Your graph is a union of disjoint cycles. When $n$ is prime (as in your case), it is a single cycle. Hence if you want to get from $x$ to $y$, either you keep adding $a$ (modulo $n$), of you keep subtracting $a$ (modulo $n$). If you add $m$ times the value $a$ (where $m$ is possibly negative) then $x+ma \equiv y \pmod{n}$, that is, $ma \equiv y-x \pmod{n}$. Let us now assume that $(a,n) = 1$ (for example, $n$ is prime and $1 \leq a \leq n-1$). Then $m \equiv a^{-1}(y-x) \pmod{n}$.

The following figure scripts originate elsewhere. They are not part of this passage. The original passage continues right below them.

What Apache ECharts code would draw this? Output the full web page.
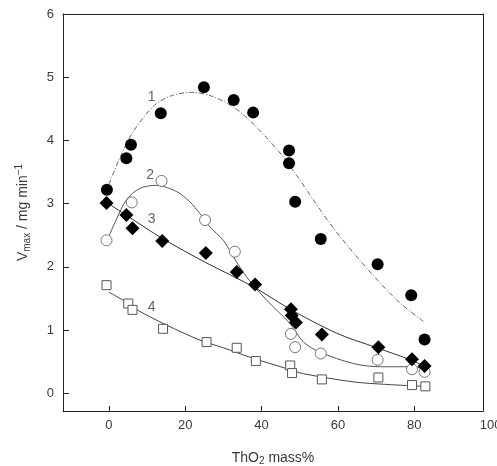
<!DOCTYPE html>
<html>
<head>
<meta charset="utf-8">
<script src="https://cdn.jsdelivr.net/npm/echarts@6/dist/echarts.min.js"></script>
<style>html,body{margin:0;padding:0;background:#fff;}#c{width:497px;height:466px;}</style>
</head>
<body>
<div id="c"></div>
<script>
// ---- data ----
const xTickValues = [0, 20, 40, 60, 80];
const xLabelValues = [0, 20, 40, 60, 80, 100];
const yTickValues = [0, 1, 2, 3, 4, 5, 6];

const points1 = [[-0.5,3.22],[4.6,3.72],[5.8,3.93],[13.6,4.43],[24.9,4.84],[32.7,4.64],[37.8,4.44],[47.2,3.84],[47.2,3.64],[48.8,3.03],[55.5,2.44],[70.4,2.04],[79.2,1.55],[82.7,0.85]];
const points2 = [[-0.6,2.42],[6.0,3.02],[13.8,3.36],[25.2,2.74],[33.0,2.24],[47.7,0.94],[48.8,0.73],[55.5,0.63],[70.4,0.53],[79.4,0.38],[82.7,0.34]];
const points3 = [[-0.6,3.01],[4.6,2.82],[6.2,2.61],[14.0,2.41],[25.4,2.22],[33.5,1.92],[38.3,1.72],[47.7,1.33],[47.9,1.23],[49.0,1.12],[55.8,0.93],[70.6,0.73],[79.4,0.54],[82.7,0.43]];
const points4 = [[-0.6,1.71],[5.1,1.42],[6.2,1.32],[14.2,1.02],[25.6,0.81],[33.5,0.72],[38.5,0.51],[47.5,0.44],[48.0,0.32],[55.8,0.22],[70.6,0.25],[79.4,0.13],[82.9,0.11]];

const curve1 = [[0,3.3],[3,3.74],[6.4,4.14],[12,4.56],[17,4.72],[22,4.76],[27,4.7],[32.6,4.53],[38.7,4.21],[45.7,3.74],[48.8,3.48],[58,2.68],[65.8,2.1],[75.5,1.47],[82.6,1.13]];
const curve2 = [[-0.2,2.45],[1.6,2.7],[4.6,3.06],[8.1,3.24],[12.4,3.29],[17.8,3.19],[21.2,3.03],[23.9,2.84],[26.5,2.63],[30,2.42],[32.6,2.16],[36.1,1.84],[41.4,1.47],[47.5,1.1],[51,0.81],[55.3,0.65],[64.1,0.47],[71.1,0.42],[79,0.42],[82.7,0.39]];
const curve3 = [[-0.6,3.02],[5,2.8],[14,2.45],[25,2.08],[38,1.68],[47.5,1.33],[59.7,0.95],[70.2,0.72],[79,0.53],[82.9,0.42]];
const curve4 = [[0,1.6],[3.8,1.47],[7.7,1.31],[15.1,1.08],[23.9,0.84],[30,0.72],[37,0.57],[46.6,0.39],[51,0.31],[64.1,0.18],[72.8,0.14],[82.4,0.11]];

const curveLabelNames = ['1', '2', '3', '4'];
const curveLabelPos = [[11.2,4.68],[10.8,3.45],[11.2,2.76],[11.2,1.37]];

// ---- chart ----
const chart = echarts.init(document.getElementById('c'), null, {renderer: 'canvas'});
const axisColor = '#222';
const textColor = '#3a3a3a';
const font = 'Liberation Sans, Arial, sans-serif';

function curveSeries(data, color, type) {
  return {type: 'line', data: data, smooth: 0.3, symbol: 'none', silent: true,
    xAxisIndex: 0, yAxisIndex: 0,
    lineStyle: {color: color, width: 1, type: type || 'solid'}, z: 2};
}
function pointSeries(data, symbol, size, style) {
  return {type: 'scatter', data: data, symbol: symbol, symbolSize: size,
    xAxisIndex: 0, yAxisIndex: 0, itemStyle: Object.assign({opacity: 1}, style), z: 3, silent: true};
}

const option = {
  animation: false,
  backgroundColor: '#fff',
  grid: [
    {left: 63, right: 14, top: 14, bottom: 55, containLabel: false, outerBoundsMode: 'none'},
    {left: 63, right: 6.4, top: 14, bottom: 55, containLabel: false, outerBoundsMode: 'none'}
  ],
  xAxis: [
    {type: 'value', gridIndex: 0, min: -12, max: 98, position: 'bottom',
      axisLine: {show: true, onZero: false, lineStyle: {color: axisColor, width: 1}},
      axisTick: {show: true, inside: true, length: 5, customValues: xTickValues, lineStyle: {color: axisColor}},
      axisLabel: {show: false}, splitLine: {show: false},
      name: 'ThO{sub|2} mass%', nameLocation: 'middle', nameGap: 39,
      nameTextStyle: {color: textColor, fontSize: 14, fontFamily: font,
        rich: {sub: {fontSize: 10, verticalAlign: 'bottom', padding: [6,0,0,0], color: textColor, fontFamily: font}}}},
    {type: 'value', gridIndex: 0, min: -12, max: 98, position: 'top',
      axisLine: {show: true, onZero: false, lineStyle: {color: axisColor, width: 1}},
      axisTick: {show: false}, axisLabel: {show: false}, splitLine: {show: false}},
    {type: 'value', gridIndex: 1, min: -12, max: 100, position: 'bottom',
      axisLine: {show: false}, axisTick: {show: false}, splitLine: {show: false},
      axisLabel: {show: true, customValues: xLabelValues, margin: 8, color: textColor, fontSize: 13, fontFamily: font}}
  ],
  yAxis: [
    {type: 'value', gridIndex: 0, min: -0.28, max: 6, position: 'left',
      axisLine: {show: true, onZero: false, lineStyle: {color: axisColor, width: 1}},
      axisTick: {show: true, inside: true, length: 6, customValues: yTickValues, lineStyle: {color: axisColor}},
      axisLabel: {show: true, customValues: yTickValues, margin: 9, color: textColor, fontSize: 13, fontFamily: font},
      splitLine: {show: false},
      name: '{n|V}{sub|max}{n| / mg min}{sup|\u22121}', nameLocation: 'middle', nameGap: 31,
      nameTextStyle: {color: textColor, fontSize: 14, fontFamily: font,
        rich: {n: {fontSize: 14, color: textColor, fontFamily: font},
               sub: {fontSize: 10, verticalAlign: 'bottom', padding: [7,0,0,0], color: textColor, fontFamily: font},
               sup: {fontSize: 10, verticalAlign: 'top', padding: [0,0,8,0], color: textColor, fontFamily: font}}}},
    {type: 'value', gridIndex: 0, min: -0.28, max: 6, position: 'right',
      axisLine: {show: true, onZero: false, lineStyle: {color: axisColor, width: 1}},
      axisTick: {show: false}, axisLabel: {show: false}, splitLine: {show: false}},
    {type: 'value', gridIndex: 1, min: -0.28, max: 6, show: false}
  ],
  series: [
    curveSeries(curve1, '#666', [5, 2, 1, 2]),
    curveSeries(curve2, '#555'),
    curveSeries(curve3, '#333'),
    curveSeries(curve4, '#444'),
    pointSeries(points1, 'circle', 12, {color: '#000'}),
    pointSeries(points2, 'circle', 11, {color: '#fff', borderColor: '#777', borderWidth: 1}),
    pointSeries(points3, 'diamond', 14, {color: '#000'}),
    pointSeries(points4, 'rect', 9, {color: '#fff', borderColor: '#555', borderWidth: 1}),
    {type: 'scatter', xAxisIndex: 0, yAxisIndex: 0, symbolSize: 0, silent: true, z: 4,
      data: curveLabelPos.map((p, i) => ({value: p, name: curveLabelNames[i]})),
      label: {show: true, position: 'inside', formatter: '{b}', color: textColor, fontSize: 14, fontFamily: font}}
  ]
};
chart.setOption(option);
</script>
</body>
</html>
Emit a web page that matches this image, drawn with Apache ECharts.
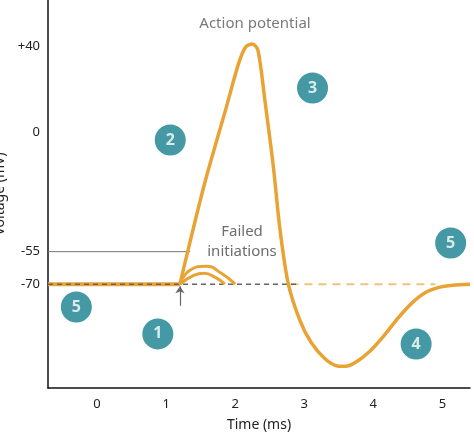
<!DOCTYPE html><html><head><meta charset="utf-8"><script src="https://cdn.jsdelivr.net/npm/echarts@6/dist/echarts.min.js"></script>
<style>html,body{margin:0;background:#fff}#c{width:474px;height:438px}</style></head><body><div id="c"></div><script>
const xTicks=[0,1,2,3,4,5];
const yTicks=[40,0,-55,-70];
const yTickLabels={40:'+40',0:'0','-55':'-55','-70':'-70'};
const actionPotential=[[1.2,-70],[1.35,-50],[1.57,-22],[1.86,10.4],[2.05,32],[2.15,39.5],[2.25,41],[2.33,38],[2.43,15],[2.55,-15],[2.65,-45],[2.77,-70],[2.94,-87],[3.1,-97],[3.3,-104.5],[3.48,-107.8],[3.6,-108],[3.75,-106],[3.95,-101],[4.15,-94],[4.35,-86],[4.55,-79],[4.75,-74],[4.95,-71.5],[5.15,-70.5],[5.4,-70]];
const failed1=[[1.2,-70],[1.35,-63.5],[1.58,-61.7],[1.8,-65],[2.0,-70]];
const failed2=[[1.2,-70],[1.4,-66],[1.55,-65],[1.72,-67],[1.85,-70]];
const restStart=[[-0.71,-70],[1.2,-70]];
const restFull=[[-0.71,-70],[2.9,-70]];
const restFade=[[2.8,-70],[4.9,-70]];
const thresholdLine=[[-0.71,-55],[1.35,-55]];
const stageLabels=['3','2','5','1','4','5'];
const stageX=[3.12,1.06,-0.3,0.88,4.62,5.12];
const stageY=[20.6,-3.4,-80.6,-93,-97.7,-51];
const OR='#e9a334';
const c=echarts.init(document.getElementById('c'));
c.setOption({animation:false,
grid:{left:48,right:4,top:0,bottom:50,outerBoundsMode:'none',containLabel:false},
xAxis:{type:'value',min:-0.71,max:5.4,splitLine:{show:false},axisLine:{onZero:false,lineStyle:{color:'#111',width:1.5}},axisTick:{show:false},
 axisLabel:{customValues:xTicks,color:'#222',fontSize:13,margin:10,fontFamily:'Noto Sans'},
 name:'Time (ms)',nameLocation:'middle',nameGap:30,nameTextStyle:{color:'#222',fontSize:14,fontFamily:'Noto Sans'}},
yAxis:{type:'value',min:-118,max:61.3,splitLine:{show:false},axisLine:{show:true,onZero:false,lineStyle:{color:'#111',width:1.5}},axisTick:{show:false},
 axisLabel:{customValues:yTicks,formatter:v=>yTickLabels[v],color:'#222',fontSize:13,margin:8,fontFamily:'Noto Sans'},
 name:'Voltage (mV)',nameLocation:'middle',nameGap:34,nameTextStyle:{color:'#222',fontSize:14,fontFamily:'Noto Sans'}},
graphic:[
 {type:'text',x:255,y:16,style:{text:'Action potential',fill:'#7a7a7a',font:'15px Noto Sans',textAlign:'center'}},
 {type:'text',x:242,y:222,style:{text:'Failed\ninitiations',fill:'#6e6e6e',font:'15px Noto Sans',textAlign:'center',lineHeight:20}}
],
series:[
 {type:'line',data:thresholdLine,symbol:'none',lineStyle:{color:'#777',width:1}},
 {type:'line',data:restStart,symbol:'none',lineStyle:{color:OR,width:4}},
 {type:'line',data:restFade,symbol:'none',lineStyle:{color:'#f0c27a',width:2,type:[8,6]}},
 {type:'line',data:restFull,symbol:'none',lineStyle:{color:'#666',width:1.5,type:[5,4]}},
 {type:'line',data:failed1,smooth:true,symbol:'none',lineStyle:{color:OR,width:3}},
 {type:'line',data:failed2,smooth:true,symbol:'none',lineStyle:{color:OR,width:3}},
 {type:'line',data:actionPotential,smooth:0.3,symbol:'none',lineStyle:{color:OR,width:3.5},
  markLine:{silent:true,symbol:['none','arrow'],symbolSize:7,label:{show:false},lineStyle:{color:'#666',width:1.2,type:'solid'},
   data:[[{coord:[1.2,-80]},{coord:[1.2,-71]}]]}},
 {type:'scatter',data:stageX.map((x,i)=>[x,stageY[i]]),symbolSize:31,itemStyle:{color:'#15808f'},
  label:{show:true,position:'inside',formatter:p=>stageLabels[p.dataIndex],color:'#fff',fontSize:16,fontWeight:'bold',fontFamily:'Noto Sans'}}
]});
</script></body></html>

Solving the equation above (assuming $x \not\equiv y \pmod{n}$), there will be one solution $m_+$ in the range $1,\ldots,n-1$ and another $m_-$ in the range $-1,\ldots,-(n-1)$. The distance is $\min(m_+,-m_-)$.

In your case, $n = 7$ and $a = 3$. We can compute $a^{-1} = 5$. If $x = 0$ and $y = 1$ then $a^{-1}(y-x) = 5$, and so $m_+ = 5$ and $-m_- = 2$. So the shortest path goes backwards for two steps: $0 \to 4 \to 1$.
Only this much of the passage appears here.